* Request *
Pull out every line below that holds the word "this".
— START Source material —
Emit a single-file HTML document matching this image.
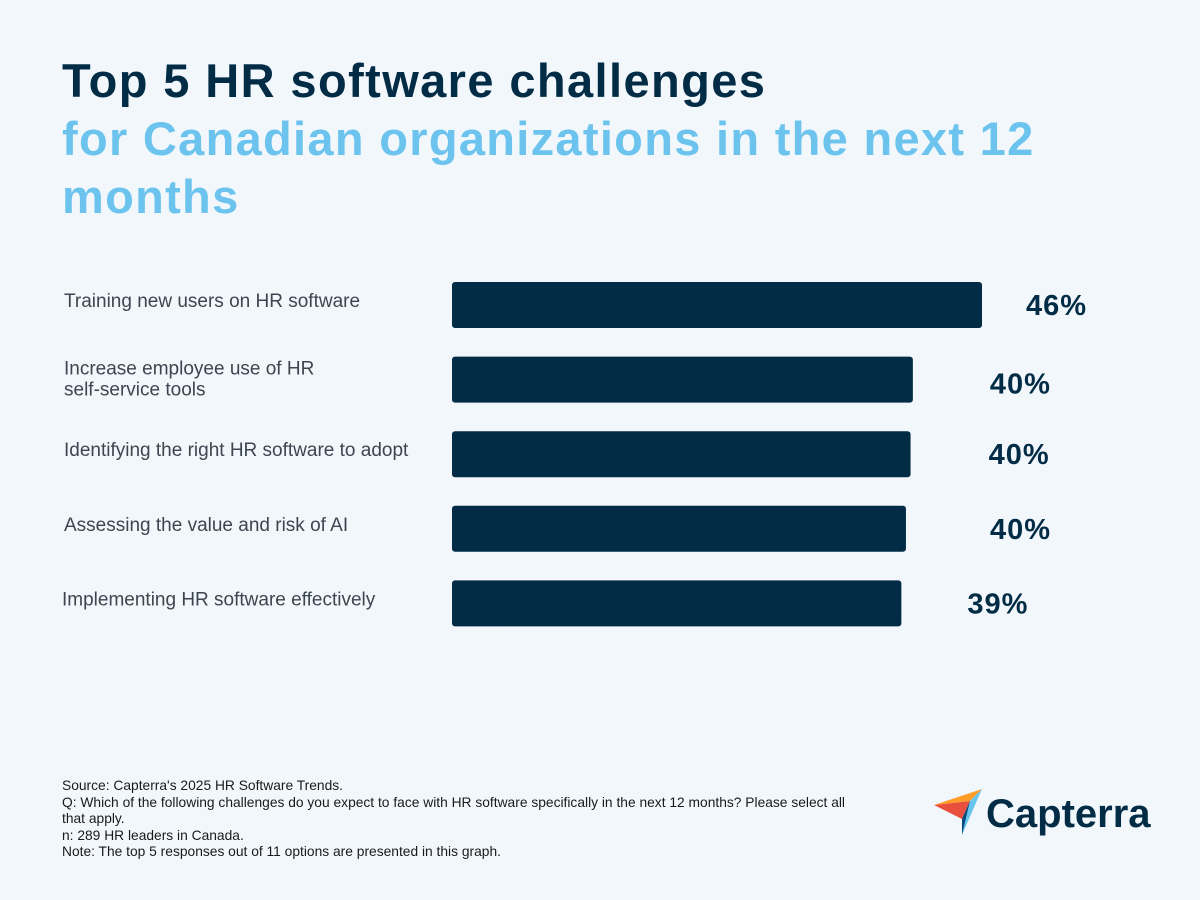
<!DOCTYPE html>
<html><head><meta charset="utf-8"><style>
body{margin:0;width:1200px;height:900px;background:#f2f7fc;font-family:"Liberation Sans",sans-serif;position:relative;overflow:hidden}
.t{position:absolute;left:62px;font-weight:bold;font-size:47px;line-height:58px}
.foot{position:absolute;left:62px;top:778px;font-size:13.8px;line-height:16.5px;color:#1a1a1a;width:800px}
</style></head><body>
<div class="t" style="top:52px;color:#022c45;letter-spacing:1.4px">Top 5 HR software challenges</div>
<div class="t" style="top:110px;color:#6cc4ee;width:1000px;letter-spacing:1.3px">for Canadian organizations in the next 12 months</div>
<svg id="chart" width="1200" height="900" style="position:absolute;left:0;top:0"></svg>
<div class="foot">Source: Capterra's 2025 HR Software Trends.<br>Q: Which of the following challenges do you expect to face with HR software specifically in the next 12 months? Please select all that apply.<br>n: 289 HR leaders in Canada.<br>Note: The top 5 responses out of 11 options are presented in this graph.</div>
<svg width="230" height="60" style="position:absolute;left:930px;top:785px">
<polygon points="4,20 40,16 32,34" fill="#e94f3d"/>
<polygon points="4,20 52,4 40,16" fill="#ff9d28"/>
<polygon points="40,16 52,4 32,50" fill="#68c5ed"/>
<polygon points="32,34 40,16 32,50" fill="#044d80"/>
<text x="56" y="42" font-size="40" font-weight="bold" fill="#022c45" font-family="Liberation Sans, sans-serif">Capterra</text>
</svg>
<script>
const categories=[["Training new users on HR software"],["Increase employee use of HR","self-service tools"],["Identifying the right HR software to adopt"],["Assessing the value and risk of AI"],["Implementing HR software effectively"]];
const values=[46,40,39.8,39.4,39];
const valueLabels=["46%","40%","40%","40%","39%"];
const svg=document.getElementById('chart');const NS='http://www.w3.org/2000/svg';
const x0=452,scale=530/46,y0=282,pitch=74.6,bh=46;
const xs=v=>v*scale, ys=i=>y0+i*pitch;
const offs=[44,77,78,84,66];
values.forEach((v,i)=>{
 const r=document.createElementNS(NS,'rect');
 
 
 r.setAttribute('x',x0);r.setAttribute('y',ys(i));r.setAttribute('width',xs(v));r.setAttribute('height',bh);r.setAttribute('rx',3);r.setAttribute('fill','#022c45');svg.appendChild(r);
 const t=document.createElementNS(NS,'text');
 
 
 t.setAttribute('x',x0+xs(v)+offs[i]);t.setAttribute('y',ys(i)+bh/2+10+(i==1?4:0));t.setAttribute('font-size','29');t.setAttribute('font-weight','bold');t.setAttribute('fill','#022c45');t.setAttribute('letter-spacing','1');t.textContent=valueLabels[i];svg.appendChild(t);
 const c=document.createElementNS(NS,'text');
 
 
 const lines=categories[i];
 c.setAttribute('x',i==4?62:64);c.setAttribute('font-size','19');c.setAttribute('fill','#3d4650');
 const cy=ys(i)+bh/2+(lines.length>1?-1:-4)-(lines.length-1)*10;
 lines.forEach((l,j)=>{const ts=document.createElementNS(NS,'tspan');ts.setAttribute('x',i==4?62:64);ts.setAttribute('y',cy+6+j*21);ts.textContent=l;c.appendChild(ts);});
 svg.appendChild(c);
});
</script>
</body></html>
— END Source material —
* The reply *
Emit a single-file HTML document matching this image.
<div class="foot">Source: Capterra's 2025 HR Software Trends.<br>Q: Which of the following challenges do you expect to face with HR software specifically in the next 12 months? Please select all that apply.<br>n: 289 HR leaders in Canada.<br>Note: The top 5 responses out of 11 options are presented in this graph.</div>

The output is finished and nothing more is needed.